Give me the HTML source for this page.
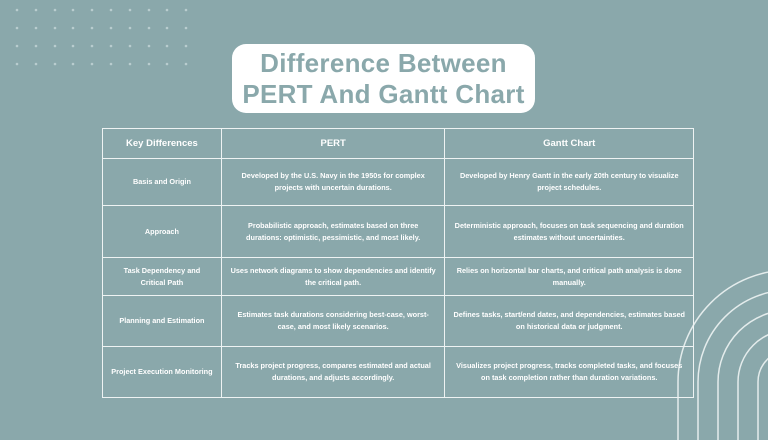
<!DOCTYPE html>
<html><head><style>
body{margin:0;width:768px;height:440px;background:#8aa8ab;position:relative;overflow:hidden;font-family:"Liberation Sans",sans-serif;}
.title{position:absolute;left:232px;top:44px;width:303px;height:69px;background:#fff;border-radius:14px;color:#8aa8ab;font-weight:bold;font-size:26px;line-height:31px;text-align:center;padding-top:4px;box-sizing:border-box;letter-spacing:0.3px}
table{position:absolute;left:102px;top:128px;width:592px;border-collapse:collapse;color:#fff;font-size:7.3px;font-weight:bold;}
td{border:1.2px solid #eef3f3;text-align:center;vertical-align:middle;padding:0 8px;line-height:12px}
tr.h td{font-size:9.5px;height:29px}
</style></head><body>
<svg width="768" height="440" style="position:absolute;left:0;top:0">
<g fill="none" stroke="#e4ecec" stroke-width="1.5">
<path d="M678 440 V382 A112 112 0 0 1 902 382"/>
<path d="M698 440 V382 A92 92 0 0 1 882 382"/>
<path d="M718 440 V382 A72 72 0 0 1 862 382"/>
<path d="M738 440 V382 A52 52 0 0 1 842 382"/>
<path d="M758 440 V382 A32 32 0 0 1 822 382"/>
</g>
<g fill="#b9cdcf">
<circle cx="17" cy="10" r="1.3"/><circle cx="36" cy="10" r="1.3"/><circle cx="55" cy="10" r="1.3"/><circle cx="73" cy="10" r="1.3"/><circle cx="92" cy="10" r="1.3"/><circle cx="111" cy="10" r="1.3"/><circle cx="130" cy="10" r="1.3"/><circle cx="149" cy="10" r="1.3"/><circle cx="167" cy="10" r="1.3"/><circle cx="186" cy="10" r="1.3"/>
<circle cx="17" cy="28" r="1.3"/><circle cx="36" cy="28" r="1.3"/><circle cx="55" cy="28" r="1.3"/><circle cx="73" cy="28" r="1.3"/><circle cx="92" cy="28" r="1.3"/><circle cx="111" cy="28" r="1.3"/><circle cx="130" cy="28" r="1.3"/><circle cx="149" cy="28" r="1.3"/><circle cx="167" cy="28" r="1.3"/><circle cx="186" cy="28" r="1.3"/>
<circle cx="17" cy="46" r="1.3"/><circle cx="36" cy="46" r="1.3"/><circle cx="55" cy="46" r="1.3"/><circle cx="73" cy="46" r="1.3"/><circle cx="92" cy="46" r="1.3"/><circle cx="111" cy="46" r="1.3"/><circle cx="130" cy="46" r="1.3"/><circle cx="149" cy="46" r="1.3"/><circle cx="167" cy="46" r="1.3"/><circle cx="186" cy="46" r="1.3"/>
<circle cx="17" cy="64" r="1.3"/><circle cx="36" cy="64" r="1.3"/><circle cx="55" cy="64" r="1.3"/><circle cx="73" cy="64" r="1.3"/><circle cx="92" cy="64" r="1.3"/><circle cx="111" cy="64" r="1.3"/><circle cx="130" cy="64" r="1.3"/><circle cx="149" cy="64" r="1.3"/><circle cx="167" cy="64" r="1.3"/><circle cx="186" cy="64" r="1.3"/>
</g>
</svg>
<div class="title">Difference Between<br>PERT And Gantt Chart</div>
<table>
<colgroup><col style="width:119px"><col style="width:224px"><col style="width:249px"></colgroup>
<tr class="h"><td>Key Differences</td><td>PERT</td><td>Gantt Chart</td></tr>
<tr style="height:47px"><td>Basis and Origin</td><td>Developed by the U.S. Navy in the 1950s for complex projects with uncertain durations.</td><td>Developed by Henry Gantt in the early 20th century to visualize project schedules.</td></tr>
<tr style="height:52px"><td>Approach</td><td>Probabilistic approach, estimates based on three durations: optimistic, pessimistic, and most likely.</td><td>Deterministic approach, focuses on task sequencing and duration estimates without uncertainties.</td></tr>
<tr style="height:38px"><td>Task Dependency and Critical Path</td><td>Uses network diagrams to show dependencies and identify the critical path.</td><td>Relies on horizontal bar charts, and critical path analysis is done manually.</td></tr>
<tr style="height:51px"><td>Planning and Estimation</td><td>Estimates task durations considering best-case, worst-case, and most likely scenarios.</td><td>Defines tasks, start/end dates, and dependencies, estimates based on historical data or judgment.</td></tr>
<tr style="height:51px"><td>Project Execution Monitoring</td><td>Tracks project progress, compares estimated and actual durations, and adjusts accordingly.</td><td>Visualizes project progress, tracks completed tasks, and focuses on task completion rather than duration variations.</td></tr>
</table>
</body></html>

|---|

STATED GOAL ▸ Restate the data above word for word. Do not include the images.

WORKED SOLUTION ▸
Give me the HTML source for this page.
<!DOCTYPE html>
<html><head><style>
body{margin:0;width:768px;height:440px;background:#8aa8ab;position:relative;overflow:hidden;font-family:"Liberation Sans",sans-serif;}
.title{position:absolute;left:232px;top:44px;width:303px;height:69px;background:#fff;border-radius:14px;color:#8aa8ab;font-weight:bold;font-size:26px;line-height:31px;text-align:center;padding-top:4px;box-sizing:border-box;letter-spacing:0.3px}
table{position:absolute;left:102px;top:128px;width:592px;border-collapse:collapse;color:#fff;font-size:7.3px;font-weight:bold;}
td{border:1.2px solid #eef3f3;text-align:center;vertical-align:middle;padding:0 8px;line-height:12px}
tr.h td{font-size:9.5px;height:29px}
</style></head><body>
<svg width="768" height="440" style="position:absolute;left:0;top:0">
<g fill="none" stroke="#e4ecec" stroke-width="1.5">
<path d="M678 440 V382 A112 112 0 0 1 902 382"/>
<path d="M698 440 V382 A92 92 0 0 1 882 382"/>
<path d="M718 440 V382 A72 72 0 0 1 862 382"/>
<path d="M738 440 V382 A52 52 0 0 1 842 382"/>
<path d="M758 440 V382 A32 32 0 0 1 822 382"/>
</g>
<g fill="#b9cdcf">
<circle cx="17" cy="10" r="1.3"/><circle cx="36" cy="10" r="1.3"/><circle cx="55" cy="10" r="1.3"/><circle cx="73" cy="10" r="1.3"/><circle cx="92" cy="10" r="1.3"/><circle cx="111" cy="10" r="1.3"/><circle cx="130" cy="10" r="1.3"/><circle cx="149" cy="10" r="1.3"/><circle cx="167" cy="10" r="1.3"/><circle cx="186" cy="10" r="1.3"/>
<circle cx="17" cy="28" r="1.3"/><circle cx="36" cy="28" r="1.3"/><circle cx="55" cy="28" r="1.3"/><circle cx="73" cy="28" r="1.3"/><circle cx="92" cy="28" r="1.3"/><circle cx="111" cy="28" r="1.3"/><circle cx="130" cy="28" r="1.3"/><circle cx="149" cy="28" r="1.3"/><circle cx="167" cy="28" r="1.3"/><circle cx="186" cy="28" r="1.3"/>
<circle cx="17" cy="46" r="1.3"/><circle cx="36" cy="46" r="1.3"/><circle cx="55" cy="46" r="1.3"/><circle cx="73" cy="46" r="1.3"/><circle cx="92" cy="46" r="1.3"/><circle cx="111" cy="46" r="1.3"/><circle cx="130" cy="46" r="1.3"/><circle cx="149" cy="46" r="1.3"/><circle cx="167" cy="46" r="1.3"/><circle cx="186" cy="46" r="1.3"/>
<circle cx="17" cy="64" r="1.3"/><circle cx="36" cy="64" r="1.3"/><circle cx="55" cy="64" r="1.3"/><circle cx="73" cy="64" r="1.3"/><circle cx="92" cy="64" r="1.3"/><circle cx="111" cy="64" r="1.3"/><circle cx="130" cy="64" r="1.3"/><circle cx="149" cy="64" r="1.3"/><circle cx="167" cy="64" r="1.3"/><circle cx="186" cy="64" r="1.3"/>
</g>
</svg>
<div class="title">Difference Between<br>PERT And Gantt Chart</div>
<table>
<colgroup><col style="width:119px"><col style="width:224px"><col style="width:249px"></colgroup>
<tr class="h"><td>Key Differences</td><td>PERT</td><td>Gantt Chart</td></tr>
<tr style="height:47px"><td>Basis and Origin</td><td>Developed by the U.S. Navy in the 1950s for complex projects with uncertain durations.</td><td>Developed by Henry Gantt in the early 20th century to visualize project schedules.</td></tr>
<tr style="height:52px"><td>Approach</td><td>Probabilistic approach, estimates based on three durations: optimistic, pessimistic, and most likely.</td><td>Deterministic approach, focuses on task sequencing and duration estimates without uncertainties.</td></tr>
<tr style="height:38px"><td>Task Dependency and Critical Path</td><td>Uses network diagrams to show dependencies and identify the critical path.</td><td>Relies on horizontal bar charts, and critical path analysis is done manually.</td></tr>
<tr style="height:51px"><td>Planning and Estimation</td><td>Estimates task durations considering best-case, worst-case, and most likely scenarios.</td><td>Defines tasks, start/end dates, and dependencies, estimates based on historical data or judgment.</td></tr>
<tr style="height:51px"><td>Project Execution Monitoring</td><td>Tracks project progress, compares estimated and actual durations, and adjusts accordingly.</td><td>Visualizes project progress, tracks completed tasks, and focuses on task completion rather than duration variations.</td></tr>
</table>
</body></html>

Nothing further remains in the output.